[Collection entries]
● ● ● ● ●

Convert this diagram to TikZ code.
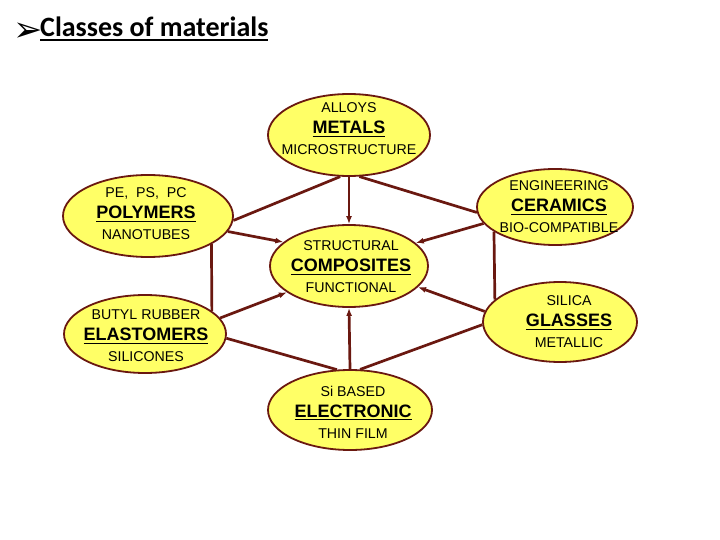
\documentclass[tikz,border=0pt]{standalone}
\usepackage{fontspec}
\setmainfont{Liberation Sans}
\newfontfamily\titlefont{Carlito}
\newfontfamily\symfont{DejaVu Sans}
\usetikzlibrary{arrows.meta,shapes.geometric}
\definecolor{fillY}{HTML}{FFFF66}
\definecolor{brownL}{HTML}{6A1810}
\newsavebox\myulbox
\newcommand\myul[3]{\sbox\myulbox{#3}\rlap{\usebox\myulbox}\rule[-#1]{\wd\myulbox}{#2}}
\newcommand\mainw[1]{{\fontsize{18}{21}\selectfont\bfseries\myul{3.2pt}{1.4pt}{#1}}}
\begin{document}
\begin{tikzpicture}[x=1pt,y=-1pt,
  ell/.style={ellipse, draw=brownL, line width=1.8pt, fill=fillY, inner sep=0pt},
  txt/.style={align=center, inner sep=0pt, font=\fontsize{14.2}{21}\selectfont},
  link/.style={draw=brownL, line width=2.7pt},
  arr/.style={link, -{Latex[length=8pt,width=6pt]}}]
\useasboundingbox[fill=white] (0,0) rectangle (720,540);

\node[anchor=base west, inner sep=0pt] (bullet) at (13,42)
  {\symfont\fontsize{35}{35}\selectfont ➢};
\node[anchor=base west, inner sep=0pt] (title) at (40,37)
  {\titlefont\bfseries\fontsize{28}{30}\selectfont\myul{4pt}{1.8pt}{Classes of materials}};

\node[ell, minimum width=162pt, minimum height=82pt] (metals) at (349,135) {};
\node[ell, minimum width=170pt, minimum height=82pt] (polymers) at (148,216) {};
\node[ell, minimum width=156pt, minimum height=76pt] (ceramics) at (555,207) {};
\node[ell, minimum width=158pt, minimum height=82pt] (composites) at (349,266) {};
\node[ell, minimum width=162pt, minimum height=78pt] (elastomers) at (145,334) {};
\node[ell, minimum width=154pt, minimum height=80pt] (glasses) at (560,322) {};
\node[ell, minimum width=164pt, minimum height=80pt] (electronic) at (350,410) {};

\node[txt] (metalsT) at (349,129) {ALLOYS\\\mainw{METALS}\\MICROSTRUCTURE};
\node[txt] (polymersT) at (146,214) {PE,\ \ PS,\ \ PC\\\mainw{POLYMERS}\\NANOTUBES};
\node[txt] (ceramicsT) at (559,207) {ENGINEERING\\\mainw{CERAMICS}\\BIO-COMPATIBLE};
\node[txt] (compositesT) at (351,267) {STRUCTURAL\\\mainw{COMPOSITES}\\FUNCTIONAL};
\node[txt] (elastomersT) at (146,336) {BUTYL RUBBER\\\mainw{ELASTOMERS}\\SILICONES};
\node[txt] (glassesT) at (569,322) {SILICA\\\mainw{GLASSES}\\METALLIC};
\node[txt] (electronicT) at (353,412) {Si BASED\\\mainw{ELECTRONIC}\\THIN FILM};

\draw[link] (metals.258) -- (polymers.-3);
\draw[link] (metals.284) -- (ceramics.184);
\draw[arr] (metals.south) -- (composites.north);
\draw[arr] (polymers.-11) -- (composites.160);
\draw[arr] (ceramics.193) -- (composites.19);
\draw[arr] (elastomers.12) -- (composites.203);
\draw[arr] (glasses.172) -- (composites.-17);
\draw[link] (polymers.-24) -- (elastomers.19.5);
\draw[link] (ceramics.202) -- (glasses.161);
\draw[link] (elastomers.-3) -- (electronic.108);
\draw[link] (glasses.182) -- (electronic.76);
\draw[arr] (electronic.north) -- (composites.south);
\end{tikzpicture}
\end{document}
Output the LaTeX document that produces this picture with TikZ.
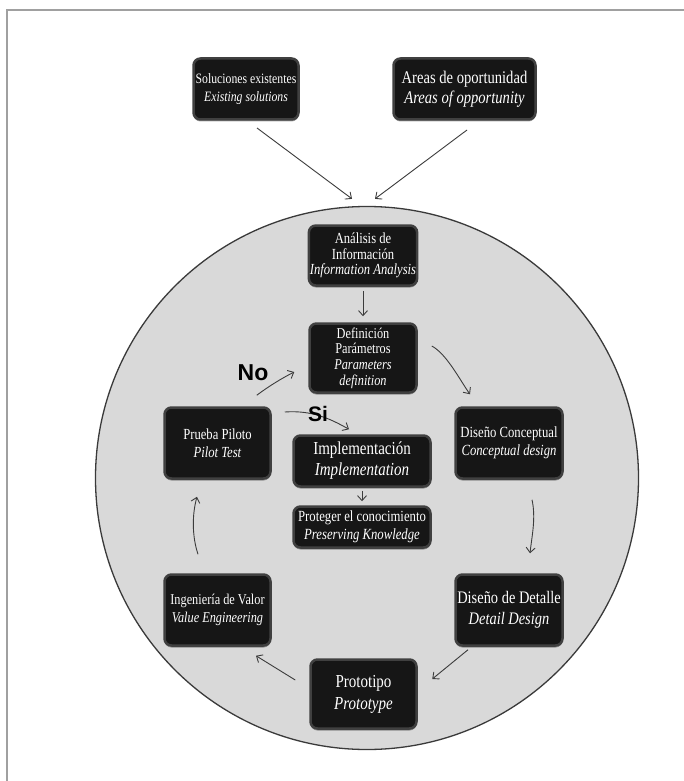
\documentclass[tikz,border=0pt]{standalone}
\usepackage{fontspec}
\setmainfont{Liberation Serif}[FakeStretch=0.82]
\newfontfamily\labelfont{Liberation Sans}
\usetikzlibrary{arrows.meta,shadows}
\definecolor{boxfill}{HTML}{161616}
\definecolor{boxrim}{HTML}{404040}
\definecolor{circfill}{HTML}{D9D9D9}
\definecolor{circline}{HTML}{3A3A3A}
\definecolor{arrowgray}{HTML}{3C3C3C}
\definecolor{framegray}{HTML}{A0A0A0}
\tikzset{
  box/.style={rounded corners=7pt, fill=boxfill, draw=boxrim, line width=2.5pt,
    text=white, align=center, inner sep=1pt,
    drop shadow={shadow xshift=0pt, shadow yshift=-2pt, opacity=0.35, fill=black}},
  sz/.style 2 args={minimum width=#1pt, minimum height=#2pt},
  fsz/.style 2 args={font=\fontsize{#1}{#2}\selectfont},
  arr/.style={draw=arrowgray, line width=0.9pt, -{Straight Barb[length=5pt,width=9pt]}},
  yn/.style={font=\labelfont\bfseries\fontsize{#1}{#1}\selectfont, text=black, inner sep=0pt}
}
\begin{document}
\begin{tikzpicture}[x=1pt,y=-1pt]
\useasboundingbox (0,0) rectangle (684,781);
\fill[white] (0,0) rectangle (684,781);
% frame
\draw[framegray, line width=1.5pt] (7,781) -- (7,10) -- (684,10);
% big circle
\node[circle, draw=circline, fill=circfill, line width=1.3pt, minimum size=543pt, inner sep=0pt] (circ) at (367,478) {};

% boxes
\node[box, sz={105}{61}, fsz={14.3}{18.5}] (sol) at (246,89) {Soluciones existentes\\\textit{Existing solutions}};
\node[box, sz={142}{61}, fsz={17.8}{19.5}] (area) at (464.5,89) {Areas de oportunidad\\\textit{Areas of opportunity}};
\node[box, sz={107}{60}, fsz={15.4}{15.5}] (ana) at (363,255.5) {Análisis de\\Información\\\textit{Information Analysis}};
\node[box, sz={107}{69}, fsz={15}{15.6}] (def) at (363,358) {Definición\\Parámetros\\\textit{Parameters}\\\textit{definition}};
\node[box, sz={107}{71}, fsz={15.5}{18.5}] (dc) at (509,443) {Diseño Conceptual\\\textit{Conceptual design}};
\node[box, sz={137}{51}, fsz={18.3}{21}] (impl) at (362,461) {Implementación\\\textit{Implementation}};
\node[box, sz={137}{41}, fsz={15.5}{18}] (prot) at (362,527) {Proteger el conocimiento\\\textit{Preserving Knowledge}};
\node[box, sz={106}{71}, fsz={15.4}{18.5}] (pp) at (217.5,443) {Prueba Piloto\\\textit{Pilot Test}};
\node[box, sz={106}{71}, fsz={15}{18.5}] (iv) at (217.5,610) {Ingeniería de Valor\\\textit{Value Engineering}};
\node[box, sz={107}{71}, fsz={17.6}{21}] (dd) at (509,610) {Diseño de Detalle\\\textit{Detail Design}};
\node[box, sz={106}{69}, fsz={18.3}{22}] (proto) at (363.5,694) {Prototipo\\\textit{Prototype}};

% connectors
\draw[arr] ([shift={(11,39)}]sol.center) -- ([shift={(-15,-7)}]circ.north);
\draw[arr] ([shift={(2.5,41)}]area.center) -- ([shift={(8,-7)}]circ.north);
\draw[arr] ([shift={(0,4)}]ana.south) -- ([shift={(0,-6)}]def.north);
\draw[arr] ([shift={(0,3)}]impl.south) -- ([shift={(0,-4)}]prot.north);
\draw[arr] ([shift={(14,-12)}]def.east) .. controls +(15,8) and +(-10,-14) .. ([shift={(-39,-12)}]dc.north);
\draw[arr] ([shift={(23,20)}]dc.south) .. controls +(4,18) and +(2,-18) .. ([shift={(21,-20)}]dd.north);
\draw[arr] ([shift={(-41,3)}]dd.south) -- ([shift={(14.5,-15)}]proto.east);
\draw[arr] ([shift={(-14,-14)}]proto.west) -- ([shift={(38.5,9)}]iv.south);
\draw[arr] ([shift={(-19.5,-19)}]iv.north) .. controls +(-6,-18) and +(-5,18) .. ([shift={(-20.5,17)}]pp.south);
\draw[arr] ([shift={(-15,-11)}]pp.north east) .. controls +(12,-9) and +(-12,6) .. ([shift={(-14,14)}]def.west);
\draw[arr] ([shift={(13,-31)}]pp.east) .. controls +(28,-2) and +(-18,-10) .. ([shift={(-13,-5)}]impl.north);

% labels
\node[yn=23] (no) at (253,373) {No};
\node[yn=21] (si) at (318,414) {Si};
\end{tikzpicture}
\end{document}
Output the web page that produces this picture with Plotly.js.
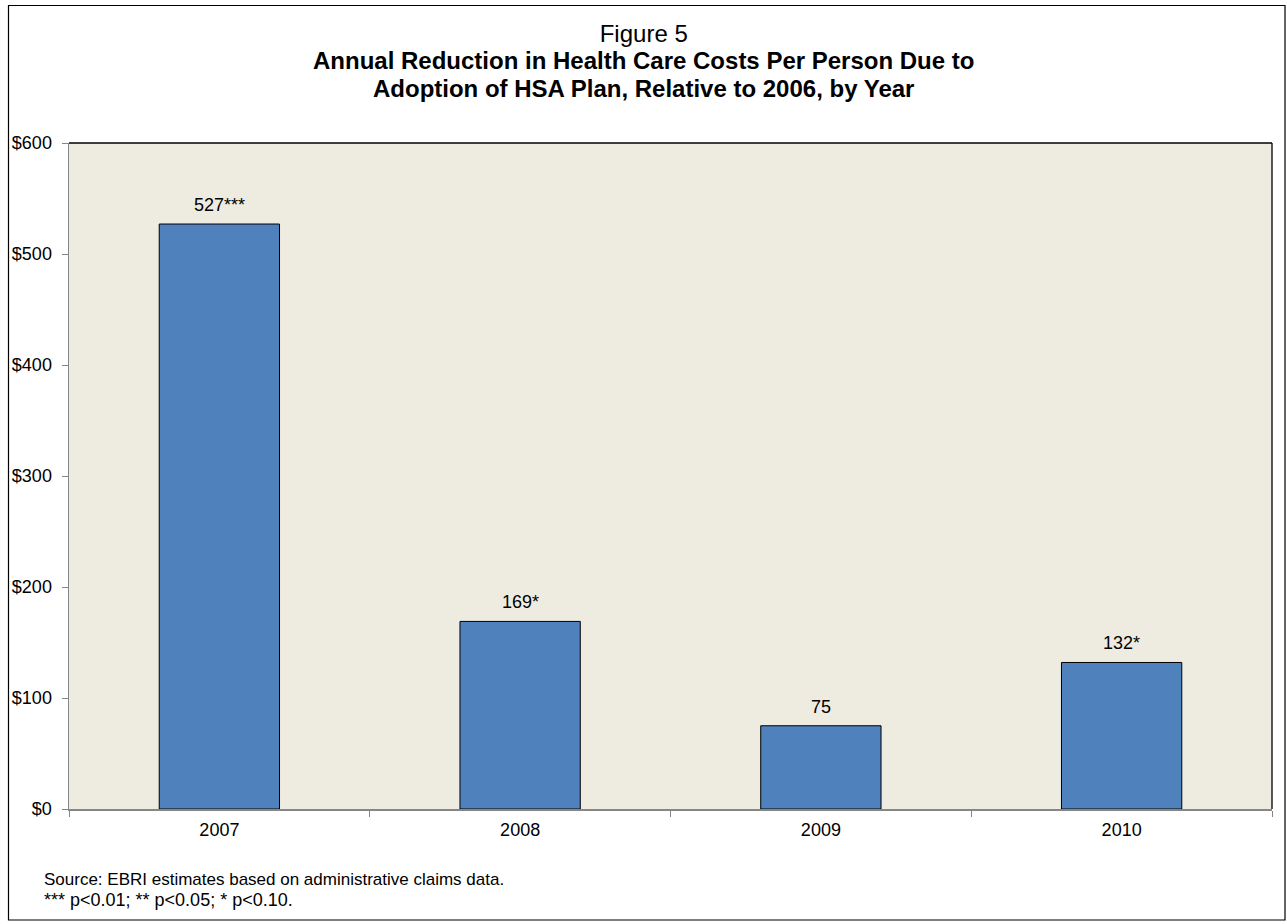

● ● ● ● ●

REQUIREMENT: Take the records above from their first line through the line with "(electronicT) at (353,412)" and set those lines down word for word, minus the pictures.

FINISHED EXERCISE:
Convert this diagram to TikZ code.
\documentclass[tikz,border=0pt]{standalone}
\usepackage{fontspec}
\setmainfont{Liberation Sans}
\newfontfamily\titlefont{Carlito}
\newfontfamily\symfont{DejaVu Sans}
\usetikzlibrary{arrows.meta,shapes.geometric}
\definecolor{fillY}{HTML}{FFFF66}
\definecolor{brownL}{HTML}{6A1810}
\newsavebox\myulbox
\newcommand\myul[3]{\sbox\myulbox{#3}\rlap{\usebox\myulbox}\rule[-#1]{\wd\myulbox}{#2}}
\newcommand\mainw[1]{{\fontsize{18}{21}\selectfont\bfseries\myul{3.2pt}{1.4pt}{#1}}}
\begin{document}
\begin{tikzpicture}[x=1pt,y=-1pt,
  ell/.style={ellipse, draw=brownL, line width=1.8pt, fill=fillY, inner sep=0pt},
  txt/.style={align=center, inner sep=0pt, font=\fontsize{14.2}{21}\selectfont},
  link/.style={draw=brownL, line width=2.7pt},
  arr/.style={link, -{Latex[length=8pt,width=6pt]}}]
\useasboundingbox[fill=white] (0,0) rectangle (720,540);

\node[anchor=base west, inner sep=0pt] (bullet) at (13,42)
  {\symfont\fontsize{35}{35}\selectfont ➢};
\node[anchor=base west, inner sep=0pt] (title) at (40,37)
  {\titlefont\bfseries\fontsize{28}{30}\selectfont\myul{4pt}{1.8pt}{Classes of materials}};

\node[ell, minimum width=162pt, minimum height=82pt] (metals) at (349,135) {};
\node[ell, minimum width=170pt, minimum height=82pt] (polymers) at (148,216) {};
\node[ell, minimum width=156pt, minimum height=76pt] (ceramics) at (555,207) {};
\node[ell, minimum width=158pt, minimum height=82pt] (composites) at (349,266) {};
\node[ell, minimum width=162pt, minimum height=78pt] (elastomers) at (145,334) {};
\node[ell, minimum width=154pt, minimum height=80pt] (glasses) at (560,322) {};
\node[ell, minimum width=164pt, minimum height=80pt] (electronic) at (350,410) {};

\node[txt] (metalsT) at (349,129) {ALLOYS\\\mainw{METALS}\\MICROSTRUCTURE};
\node[txt] (polymersT) at (146,214) {PE,\ \ PS,\ \ PC\\\mainw{POLYMERS}\\NANOTUBES};
\node[txt] (ceramicsT) at (559,207) {ENGINEERING\\\mainw{CERAMICS}\\BIO-COMPATIBLE};
\node[txt] (compositesT) at (351,267) {STRUCTURAL\\\mainw{COMPOSITES}\\FUNCTIONAL};
\node[txt] (elastomersT) at (146,336) {BUTYL RUBBER\\\mainw{ELASTOMERS}\\SILICONES};
\node[txt] (glassesT) at (569,322) {SILICA\\\mainw{GLASSES}\\METALLIC};
\node[txt] (electronicT) at (353,412) {Si BASED\\\mainw{ELECTRONIC}\\THIN FILM};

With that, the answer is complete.